鎌田「井土さんはヒューマニストです。そのとき書いてくれた脚本も、死にたいと考えている主人公と一緒に旅をする若者が『死ぬのはよくない』となだめ、主人公は考え直すという前向きな物語だったんです。希望を感じさせる終わり方でした。だからこそ、スポンサーも見つかったわけです。でも、僕はどうしても撮影には踏み切れなかった」
死にたいと考えている人に、安全な立場から励ましの言葉を与えても、どれだけの意味があるだろうか。死にたいと考えている人を、否定せずに描くことはできないか。そんな葛藤から、鎌田監督はクランクイン寸前だった企画を中断させてしまう。
前作から17年ぶりとなった長編映画『タスカー』。

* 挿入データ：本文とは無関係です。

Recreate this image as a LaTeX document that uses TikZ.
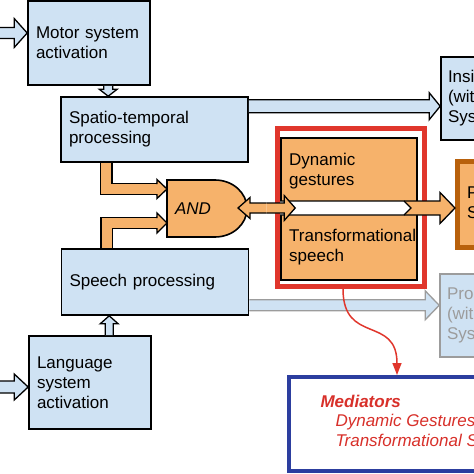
\documentclass[tikz,border=0pt]{standalone}
\usepackage{fontspec}
\setmainfont{Liberation Sans}
\usetikzlibrary{calc,arrows.meta}

\definecolor{paleblue}{HTML}{CFE2F3}
\definecolor{paleorange}{HTML}{F6B26B}
\definecolor{framered}{HTML}{E0362C}
\definecolor{medblue}{HTML}{2C3E9F}
\definecolor{rust}{HTML}{B8610C}
\definecolor{fade}{HTML}{9C9C9C}
\definecolor{medred}{HTML}{D8302A}

\tikzset{
	boxfont/.style={font=\fontsize{17}{20}\selectfont},
	stage/.style={draw, line width=1.6pt, fill=paleblue, anchor=north west, inner sep=0pt, align=left, boxfont},
	faded/.style={stage, draw=fade, text=fade},
	actbox/.style={draw, line width=1.6pt, fill=paleorange, anchor=north west, inner sep=0pt},
	barrow/.style={draw=black, fill=paleblue, line width=1.3pt, line join=miter},
	garrow/.style={draw=fade, fill=paleblue, line width=1.3pt, line join=miter},
	oarrow/.style={draw=black, fill=paleorange, line width=1.3pt, line join=miter},
	warrow/.style={draw=black, fill=white, line width=1.3pt, line join=miter},
	oshaft/.style={draw=black, double=paleorange, double distance=10pt, line width=1.3pt, line join=miter},
}

% block arrow: style, from, to, half shaft, half head, head length
\newcommand\blockarrow[6]{%
	\path (#2) coordinate (ba-s) (#3) coordinate (ba-e);
	\pgfpointdiff{\pgfpointanchor{ba-s}{center}}{\pgfpointanchor{ba-e}{center}}%
	\pgfgetlastxy{\badx}{\bady}%
	\pgfmathsetmacro\balen{veclen(\badx,\bady)}%
	\pgfmathsetmacro\baangle{atan2(\bady,\badx)}%
	\begin{scope}[shift={(ba-s)}, rotate=\baangle]
		\fill[#1, draw=none] (0,#4) -- (\balen-#6,#4) -- (\balen-#6,#5) -- (\balen,0) -- (\balen-#6,-#5) -- (\balen-#6,-#4) -- (0,-#4) -- cycle;
		\draw[#1, fill=none] (0,#4) -- (\balen-#6,#4) -- (\balen-#6,#5) -- (\balen,0) -- (\balen-#6,-#5) -- (\balen-#6,-#4) -- (0,-#4);
	\end{scope}}

\begin{document}
\begin{tikzpicture}[x=1pt, y=-1pt]
	\useasboundingbox (0,0) rectangle (474,474);
	\clip (0,0) rectangle (474,474);

	\node[stage, minimum width=122pt, minimum height=84pt, text width=106pt] (motor) at (27.2,0.2) {Motor system\\activation};
	\node[stage, minimum width=187pt, minimum height=65pt, text width=171pt] (spatio) at (60.2,96.2) {Spatio-temporal\\processing};
	\node[stage, minimum width=187pt, minimum height=66pt, text width=171pt] (speech) at (60.7,248.2) {Speech processing};
	\node[stage, minimum width=122pt, minimum height=93pt, text width=106pt] (language) at (28.2,335.2) {Language\\system\\activation};
	\node[stage, minimum width=120pt, minimum height=83pt, text width=106pt] (insight) at (440.2,56.2) {Insight\\(with\\System)};
	\node[faded, minimum width=120pt, minimum height=83pt, text width=106pt] (product) at (439.2,273.2) {Production\\(with\\System)};
	\node[actbox, draw=rust, line width=5pt, minimum width=100pt, minimum height=86pt, text width=81pt, align=left, boxfont] (planning) at (455,158.5) {Planning\\System};

	\node[draw=medblue, line width=4pt, fill=white, anchor=north west, minimum width=200pt, minimum height=94pt] (mediators) at (287,375) {};
	\node[anchor=base west, align=left, text=medred, font=\fontsize{17}{19.5}\selectfont\itshape] (medtext) at (317,446)
		{\textbf{Mediators}\\\hspace*{15pt}Dynamic Gestures\\\hspace*{15pt}Transformational Speech};

	\node[draw=framered, line width=5pt, anchor=north west, minimum width=147pt, minimum height=158pt] (medframe) at (275,126) {};
	\node[actbox, minimum width=136pt, minimum height=142pt] (action) at (280.2,137.2) {};
	\node[anchor=base west, align=left, inner sep=0pt, boxfont] (dyn) at (289,185) {Dynamic\\gestures};
	\node[anchor=base west, align=left, inner sep=0pt, boxfont] (trans) at (289,261) {Transformational\\speech};

	\coordinate (motorin) at (-10,33);
	\coordinate (langin) at (-10,387);
	\coordinate (ms) at ($(motor.south west)+(81,0)$);
	\coordinate (ls) at ($(language.north west)+(81,0)$);
	\coordinate (si) at ($(spatio.north east)+(0,10)$);
	\coordinate (sp) at ($(speech.south east)+(0,-10.5)$);
	\blockarrow{barrow}{motorin}{motorin -| motor.west}{5.5}{14.5}{13}
	\blockarrow{barrow}{langin}{langin -| language.west}{6}{13}{14}
	\blockarrow{barrow}{ms}{ms |- spatio.north}{4.5}{9}{7}
	\blockarrow{barrow}{ls}{ls |- speech.south}{4}{9}{8}
	\blockarrow{barrow}{si}{si -| insight.west}{6.5}{13.5}{11}
	\blockarrow{garrow}{sp}{sp -| product.west}{5.5}{14.5}{14}

	\coordinate (gin1) at (167,189);
	\coordinate (gin2) at (167,223);
	\draw[oshaft] ($(spatio.south west)+(46,0)$) |- ($(gin1)+(-9,0)$);
	\draw[oshaft] ($(speech.north west)+(46,0)$) |- ($(gin2)+(-9,0)$);
	\blockarrow{oarrow}{$(gin1)+(-11,0)$}{gin1}{5.65}{9.5}{10}
	\blockarrow{oarrow}{$(gin2)+(-11,0)$}{gin2}{5.65}{10}{10}
	\filldraw[oarrow, line width=1.6pt] (167,180) -- (215,180) arc[start angle=-90, end angle=90, x radius=32, y radius=28.5] -- (167,237) -- cycle;
	\node[boxfont, font=\fontsize{17}{20}\selectfont\itshape] (andgate) at (193,208.5) {AND};

	\coordinate (gout) at (238,208);
	\coordinate (dyin) at ($(gout -| action.west)+(15,0)$);
	\coordinate (bandend) at (411,208);
	\blockarrow{oarrow}{$(bandend)+(-7,0)$}{gout -| planning.west}{7}{15.5}{15}
	\blockarrow{warrow}{gout -| action.west}{bandend}{7}{7}{7}
	\blockarrow{oarrow}{$(gout)!0.5!(dyin)$}{dyin}{5}{12.5}{11}
	\blockarrow{oarrow}{$(gout)!0.5!(dyin)$}{gout}{5}{10.5}{12}

	\draw[framered, line width=1.5pt, -{Triangle[length=12pt, width=9pt]}] ($(medframe.south west)+(68,0)$) .. controls +(0,56) and +(0,-60) .. ($(mediators.north west)+(110,0)$);
\end{tikzpicture}
\end{document}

一度中断した企画に再度取り組むことを決意したきっかけを、鎌田監督は打ち明けてくれた。
鎌田「北海道に帰省していた際、高校時代の同級生と再会しました。とても明るいヤツで、介護の仕事をしていたんですが、鬱になって、仕事を休んでいたんです。『今なら鎌田が撮る映画を手伝えるぞ』『じゃあ、一緒にお金を集めるか』などと冗談っぽく話していたんです。でも、その翌月に同級生は自殺してしまいました。